Procedural Compliance
The court assessed whether the plaintiff complied with the procedural requirements necessary for seeking a default judgment. It noted that the plaintiff provided proper notice of the action and the arrest of the vessel, fulfilling the obligations set forth in Admiralty Local Rules and Federal Rules of Civil Procedure Supplemental Rule C. The court highlighted that notice was published in a local newspaper and served upon the vessel's custodian, satisfying the requirements for notice to interested parties. Additionally, the plaintiff demonstrated that the time for filing an answer had expired and that no verified statement of right or ownership interest in the vessel was submitted by any party. This compliance with procedural rules was crucial in supporting the plaintiff's motion for default judgment.
Eitel Factors Analysis
The court analyzed the factors established in Eitel v. McCool to determine the appropriateness of granting a default judgment. It considered the potential prejudice to the plaintiff if the motion were denied, concluding that failure to secure a judgment would hinder the recovery of the outstanding amounts owed for berthing and utilities. The court then evaluated the merits of the plaintiff's claims, finding that the existence of a valid maritime lien was sufficiently established through the plaintiff's documentation and claims. The court also noted that the amount of $6,956.23 sought by the plaintiff was directly related to the services provided and was reasonable, further supporting the plaintiff’s position. Overall, the Eitel factors collectively weighed in favor of granting default judgment.

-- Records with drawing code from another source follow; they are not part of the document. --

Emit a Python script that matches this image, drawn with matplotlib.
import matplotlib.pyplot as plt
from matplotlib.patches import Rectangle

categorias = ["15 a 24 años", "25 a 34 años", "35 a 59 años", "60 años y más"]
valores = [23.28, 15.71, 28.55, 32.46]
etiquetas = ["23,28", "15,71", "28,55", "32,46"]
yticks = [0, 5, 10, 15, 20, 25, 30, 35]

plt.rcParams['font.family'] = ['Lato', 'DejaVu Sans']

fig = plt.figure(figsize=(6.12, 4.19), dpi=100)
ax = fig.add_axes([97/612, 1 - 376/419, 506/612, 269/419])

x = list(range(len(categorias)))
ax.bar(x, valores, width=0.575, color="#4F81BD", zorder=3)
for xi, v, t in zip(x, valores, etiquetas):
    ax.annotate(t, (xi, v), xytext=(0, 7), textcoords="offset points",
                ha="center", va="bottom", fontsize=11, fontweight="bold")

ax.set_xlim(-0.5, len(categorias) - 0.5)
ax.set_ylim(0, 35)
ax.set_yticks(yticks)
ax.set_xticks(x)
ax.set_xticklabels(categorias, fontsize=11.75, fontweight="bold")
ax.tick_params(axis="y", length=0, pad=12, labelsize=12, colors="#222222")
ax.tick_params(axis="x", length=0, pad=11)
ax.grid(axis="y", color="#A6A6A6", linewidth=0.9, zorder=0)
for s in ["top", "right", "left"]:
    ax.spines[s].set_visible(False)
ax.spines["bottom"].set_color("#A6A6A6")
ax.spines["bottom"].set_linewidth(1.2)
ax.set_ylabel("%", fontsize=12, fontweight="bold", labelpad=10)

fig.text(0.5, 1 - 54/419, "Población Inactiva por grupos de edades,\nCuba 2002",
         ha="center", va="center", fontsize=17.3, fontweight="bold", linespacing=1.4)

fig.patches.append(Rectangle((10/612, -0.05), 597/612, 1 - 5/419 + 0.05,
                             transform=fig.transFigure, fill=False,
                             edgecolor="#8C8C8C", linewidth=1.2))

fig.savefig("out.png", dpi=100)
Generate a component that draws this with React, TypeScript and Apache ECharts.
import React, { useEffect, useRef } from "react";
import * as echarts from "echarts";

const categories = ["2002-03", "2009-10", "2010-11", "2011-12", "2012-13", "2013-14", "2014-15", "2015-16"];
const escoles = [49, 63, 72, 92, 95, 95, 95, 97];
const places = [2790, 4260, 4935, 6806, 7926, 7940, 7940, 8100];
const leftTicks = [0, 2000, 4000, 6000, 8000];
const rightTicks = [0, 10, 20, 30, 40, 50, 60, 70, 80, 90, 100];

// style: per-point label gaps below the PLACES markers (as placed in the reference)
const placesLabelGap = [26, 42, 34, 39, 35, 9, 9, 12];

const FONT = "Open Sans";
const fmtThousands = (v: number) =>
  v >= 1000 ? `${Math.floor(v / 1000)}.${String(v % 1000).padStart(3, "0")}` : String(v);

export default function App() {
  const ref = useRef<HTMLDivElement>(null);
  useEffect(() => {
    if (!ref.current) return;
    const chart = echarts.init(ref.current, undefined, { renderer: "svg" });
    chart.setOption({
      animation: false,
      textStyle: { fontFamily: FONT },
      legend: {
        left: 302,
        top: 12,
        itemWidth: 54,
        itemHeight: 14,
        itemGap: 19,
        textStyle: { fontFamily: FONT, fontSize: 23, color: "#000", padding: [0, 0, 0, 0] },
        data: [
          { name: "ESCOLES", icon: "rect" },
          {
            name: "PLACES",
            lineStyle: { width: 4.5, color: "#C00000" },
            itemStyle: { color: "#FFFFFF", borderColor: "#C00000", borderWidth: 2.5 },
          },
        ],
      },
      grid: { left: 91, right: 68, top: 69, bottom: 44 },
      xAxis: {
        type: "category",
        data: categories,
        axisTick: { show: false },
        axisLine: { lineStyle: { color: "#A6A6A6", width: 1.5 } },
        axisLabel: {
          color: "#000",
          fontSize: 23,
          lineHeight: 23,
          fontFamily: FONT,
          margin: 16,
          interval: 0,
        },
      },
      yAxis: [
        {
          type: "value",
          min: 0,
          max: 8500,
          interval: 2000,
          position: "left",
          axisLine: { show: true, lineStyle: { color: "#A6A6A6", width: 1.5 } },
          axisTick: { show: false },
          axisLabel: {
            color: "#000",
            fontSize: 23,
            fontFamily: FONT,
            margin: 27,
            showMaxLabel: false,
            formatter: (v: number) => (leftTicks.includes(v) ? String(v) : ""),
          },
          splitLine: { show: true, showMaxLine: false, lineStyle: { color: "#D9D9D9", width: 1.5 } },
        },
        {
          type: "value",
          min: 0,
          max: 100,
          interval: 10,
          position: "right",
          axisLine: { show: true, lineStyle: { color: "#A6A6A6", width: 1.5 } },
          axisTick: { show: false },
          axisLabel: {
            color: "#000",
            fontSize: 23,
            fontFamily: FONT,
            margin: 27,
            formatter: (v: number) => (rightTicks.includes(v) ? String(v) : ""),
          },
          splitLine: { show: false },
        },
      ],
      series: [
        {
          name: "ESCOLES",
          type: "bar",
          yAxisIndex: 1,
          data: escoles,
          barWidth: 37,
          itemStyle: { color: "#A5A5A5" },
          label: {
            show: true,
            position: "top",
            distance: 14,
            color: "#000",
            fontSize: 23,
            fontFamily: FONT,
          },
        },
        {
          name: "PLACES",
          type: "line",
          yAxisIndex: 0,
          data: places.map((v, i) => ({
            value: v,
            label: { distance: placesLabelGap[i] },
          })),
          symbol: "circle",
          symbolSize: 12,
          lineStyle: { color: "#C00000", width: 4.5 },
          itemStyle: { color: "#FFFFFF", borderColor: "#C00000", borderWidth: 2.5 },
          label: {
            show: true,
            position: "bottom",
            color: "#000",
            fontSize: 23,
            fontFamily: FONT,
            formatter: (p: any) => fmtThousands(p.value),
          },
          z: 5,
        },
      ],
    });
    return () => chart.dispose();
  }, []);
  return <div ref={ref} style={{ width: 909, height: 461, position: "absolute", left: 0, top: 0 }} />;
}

Merits of the Plaintiff's Claim
In reviewing the merits of the plaintiff's claim, the court found that the plaintiff had provided necessaries to the vessel as defined under the FMLA. The evidence demonstrated that the vessel incurred charges for berthing and consumed electrical utilities, which had not been paid despite demands for payment. The court confirmed that these services qualified as "necessaries" under maritime law, which includes all goods or services essential for the vessel's operation. Additionally, the court noted that the charges were reasonable and were authorized by the vessel's owner when he entered into the Berth License Agreement. Thus, the plaintiff established a strong foundation for its claim of a maritime lien.
Default and Lack of Opposition
The court noted that the owner of the vessel, Paul Kassatkin, failed to formally appear in the action or contest the claims made by the plaintiff. Despite his presence at hearings, he did not file an opposition to the motion for default judgment nor a verified statement of interest in the vessel. The court emphasized that this lack of response from Kassatkin indicated a default that was not the result of excusable neglect, as he had been properly notified of the proceedings. The absence of any opposition further strengthened the plaintiff's position, allowing the court to proceed with the default judgment without the need for a full trial on the merits.